> MATERIAL PROVIDED:
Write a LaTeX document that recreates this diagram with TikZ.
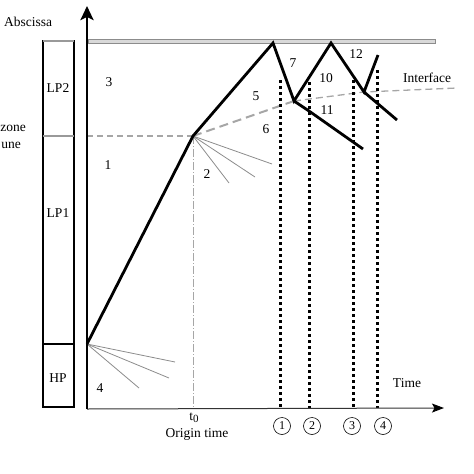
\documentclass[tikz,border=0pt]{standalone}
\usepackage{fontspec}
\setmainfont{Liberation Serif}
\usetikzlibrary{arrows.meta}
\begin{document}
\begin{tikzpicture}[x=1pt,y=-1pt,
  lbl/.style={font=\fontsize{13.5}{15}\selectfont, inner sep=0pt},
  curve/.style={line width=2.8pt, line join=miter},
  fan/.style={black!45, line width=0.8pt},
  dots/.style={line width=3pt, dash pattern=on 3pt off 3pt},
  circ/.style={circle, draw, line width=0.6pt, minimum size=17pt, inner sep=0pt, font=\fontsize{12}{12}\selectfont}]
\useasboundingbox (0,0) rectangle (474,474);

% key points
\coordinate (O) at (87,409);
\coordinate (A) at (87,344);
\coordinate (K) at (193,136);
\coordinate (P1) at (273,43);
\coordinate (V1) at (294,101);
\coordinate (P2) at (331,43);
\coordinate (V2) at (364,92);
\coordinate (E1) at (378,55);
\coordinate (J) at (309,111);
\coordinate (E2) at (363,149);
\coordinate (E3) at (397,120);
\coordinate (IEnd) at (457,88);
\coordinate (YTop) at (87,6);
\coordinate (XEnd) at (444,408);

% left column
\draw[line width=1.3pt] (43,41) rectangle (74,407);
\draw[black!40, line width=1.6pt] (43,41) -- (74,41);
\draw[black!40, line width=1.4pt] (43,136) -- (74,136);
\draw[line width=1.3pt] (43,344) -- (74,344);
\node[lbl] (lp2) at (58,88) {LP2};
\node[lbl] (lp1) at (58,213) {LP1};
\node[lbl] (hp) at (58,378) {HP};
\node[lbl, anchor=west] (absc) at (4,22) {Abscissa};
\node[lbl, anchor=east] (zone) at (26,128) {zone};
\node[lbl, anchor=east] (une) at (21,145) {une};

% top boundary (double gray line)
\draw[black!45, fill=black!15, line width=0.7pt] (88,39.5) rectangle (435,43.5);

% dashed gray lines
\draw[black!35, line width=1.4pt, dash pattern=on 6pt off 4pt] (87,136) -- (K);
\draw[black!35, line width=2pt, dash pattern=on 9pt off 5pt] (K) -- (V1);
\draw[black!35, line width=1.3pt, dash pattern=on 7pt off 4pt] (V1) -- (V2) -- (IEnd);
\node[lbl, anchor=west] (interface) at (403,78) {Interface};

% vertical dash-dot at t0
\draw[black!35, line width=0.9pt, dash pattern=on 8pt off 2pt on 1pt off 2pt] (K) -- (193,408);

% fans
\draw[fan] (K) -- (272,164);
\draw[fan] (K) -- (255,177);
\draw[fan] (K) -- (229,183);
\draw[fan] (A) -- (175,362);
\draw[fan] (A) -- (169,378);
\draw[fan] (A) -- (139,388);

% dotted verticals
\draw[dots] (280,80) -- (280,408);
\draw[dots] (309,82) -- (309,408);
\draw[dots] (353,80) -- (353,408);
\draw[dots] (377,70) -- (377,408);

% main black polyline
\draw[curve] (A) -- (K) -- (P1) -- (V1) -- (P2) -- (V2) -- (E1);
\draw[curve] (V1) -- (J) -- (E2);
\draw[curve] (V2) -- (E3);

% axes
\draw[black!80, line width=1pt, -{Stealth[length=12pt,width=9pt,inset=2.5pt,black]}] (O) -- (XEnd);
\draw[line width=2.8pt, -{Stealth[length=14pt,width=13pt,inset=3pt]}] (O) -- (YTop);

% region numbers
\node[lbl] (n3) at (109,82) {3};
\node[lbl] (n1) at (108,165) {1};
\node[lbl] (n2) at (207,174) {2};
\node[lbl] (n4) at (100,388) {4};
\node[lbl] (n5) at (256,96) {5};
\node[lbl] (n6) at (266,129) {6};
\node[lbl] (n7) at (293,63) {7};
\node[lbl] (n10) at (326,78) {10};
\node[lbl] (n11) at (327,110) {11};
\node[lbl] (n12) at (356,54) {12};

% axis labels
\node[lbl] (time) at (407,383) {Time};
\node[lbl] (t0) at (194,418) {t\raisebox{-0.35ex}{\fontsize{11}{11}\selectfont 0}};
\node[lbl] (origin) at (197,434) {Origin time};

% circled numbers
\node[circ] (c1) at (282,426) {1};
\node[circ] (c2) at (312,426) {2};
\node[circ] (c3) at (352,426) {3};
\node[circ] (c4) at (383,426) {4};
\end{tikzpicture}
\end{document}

> EXERCISE INSTRUCTIONS:
Repeat the material exactly as it reads, without any of its pictures.

> FINAL RESULT:
Write a LaTeX document that recreates this diagram with TikZ.
\documentclass[tikz,border=0pt]{standalone}
\usepackage{fontspec}
\setmainfont{Liberation Serif}
\usetikzlibrary{arrows.meta}
\begin{document}
\begin{tikzpicture}[x=1pt,y=-1pt,
  lbl/.style={font=\fontsize{13.5}{15}\selectfont, inner sep=0pt},
  curve/.style={line width=2.8pt, line join=miter},
  fan/.style={black!45, line width=0.8pt},
  dots/.style={line width=3pt, dash pattern=on 3pt off 3pt},
  circ/.style={circle, draw, line width=0.6pt, minimum size=17pt, inner sep=0pt, font=\fontsize{12}{12}\selectfont}]
\useasboundingbox (0,0) rectangle (474,474);

% key points
\coordinate (O) at (87,409);
\coordinate (A) at (87,344);
\coordinate (K) at (193,136);
\coordinate (P1) at (273,43);
\coordinate (V1) at (294,101);
\coordinate (P2) at (331,43);
\coordinate (V2) at (364,92);
\coordinate (E1) at (378,55);
\coordinate (J) at (309,111);
\coordinate (E2) at (363,149);
\coordinate (E3) at (397,120);
\coordinate (IEnd) at (457,88);
\coordinate (YTop) at (87,6);
\coordinate (XEnd) at (444,408);

% left column
\draw[line width=1.3pt] (43,41) rectangle (74,407);
\draw[black!40, line width=1.6pt] (43,41) -- (74,41);
\draw[black!40, line width=1.4pt] (43,136) -- (74,136);
\draw[line width=1.3pt] (43,344) -- (74,344);
\node[lbl] (lp2) at (58,88) {LP2};
\node[lbl] (lp1) at (58,213) {LP1};
\node[lbl] (hp) at (58,378) {HP};
\node[lbl, anchor=west] (absc) at (4,22) {Abscissa};
\node[lbl, anchor=east] (zone) at (26,128) {zone};
\node[lbl, anchor=east] (une) at (21,145) {une};

% top boundary (double gray line)
\draw[black!45, fill=black!15, line width=0.7pt] (88,39.5) rectangle (435,43.5);

% dashed gray lines
\draw[black!35, line width=1.4pt, dash pattern=on 6pt off 4pt] (87,136) -- (K);
\draw[black!35, line width=2pt, dash pattern=on 9pt off 5pt] (K) -- (V1);
\draw[black!35, line width=1.3pt, dash pattern=on 7pt off 4pt] (V1) -- (V2) -- (IEnd);
\node[lbl, anchor=west] (interface) at (403,78) {Interface};

% vertical dash-dot at t0
\draw[black!35, line width=0.9pt, dash pattern=on 8pt off 2pt on 1pt off 2pt] (K) -- (193,408);

% fans
\draw[fan] (K) -- (272,164);
\draw[fan] (K) -- (255,177);
\draw[fan] (K) -- (229,183);
\draw[fan] (A) -- (175,362);
\draw[fan] (A) -- (169,378);
\draw[fan] (A) -- (139,388);

% dotted verticals
\draw[dots] (280,80) -- (280,408);
\draw[dots] (309,82) -- (309,408);
\draw[dots] (353,80) -- (353,408);
\draw[dots] (377,70) -- (377,408);

% main black polyline
\draw[curve] (A) -- (K) -- (P1) -- (V1) -- (P2) -- (V2) -- (E1);
\draw[curve] (V1) -- (J) -- (E2);
\draw[curve] (V2) -- (E3);

% axes
\draw[black!80, line width=1pt, -{Stealth[length=12pt,width=9pt,inset=2.5pt,black]}] (O) -- (XEnd);
\draw[line width=2.8pt, -{Stealth[length=14pt,width=13pt,inset=3pt]}] (O) -- (YTop);

% region numbers
\node[lbl] (n3) at (109,82) {3};
\node[lbl] (n1) at (108,165) {1};
\node[lbl] (n2) at (207,174) {2};
\node[lbl] (n4) at (100,388) {4};
\node[lbl] (n5) at (256,96) {5};
\node[lbl] (n6) at (266,129) {6};
\node[lbl] (n7) at (293,63) {7};
\node[lbl] (n10) at (326,78) {10};
\node[lbl] (n11) at (327,110) {11};
\node[lbl] (n12) at (356,54) {12};

% axis labels
\node[lbl] (time) at (407,383) {Time};
\node[lbl] (t0) at (194,418) {t\raisebox{-0.35ex}{\fontsize{11}{11}\selectfont 0}};
\node[lbl] (origin) at (197,434) {Origin time};

% circled numbers
\node[circ] (c1) at (282,426) {1};
\node[circ] (c2) at (312,426) {2};
\node[circ] (c3) at (352,426) {3};
\node[circ] (c4) at (383,426) {4};
\end{tikzpicture}
\end{document}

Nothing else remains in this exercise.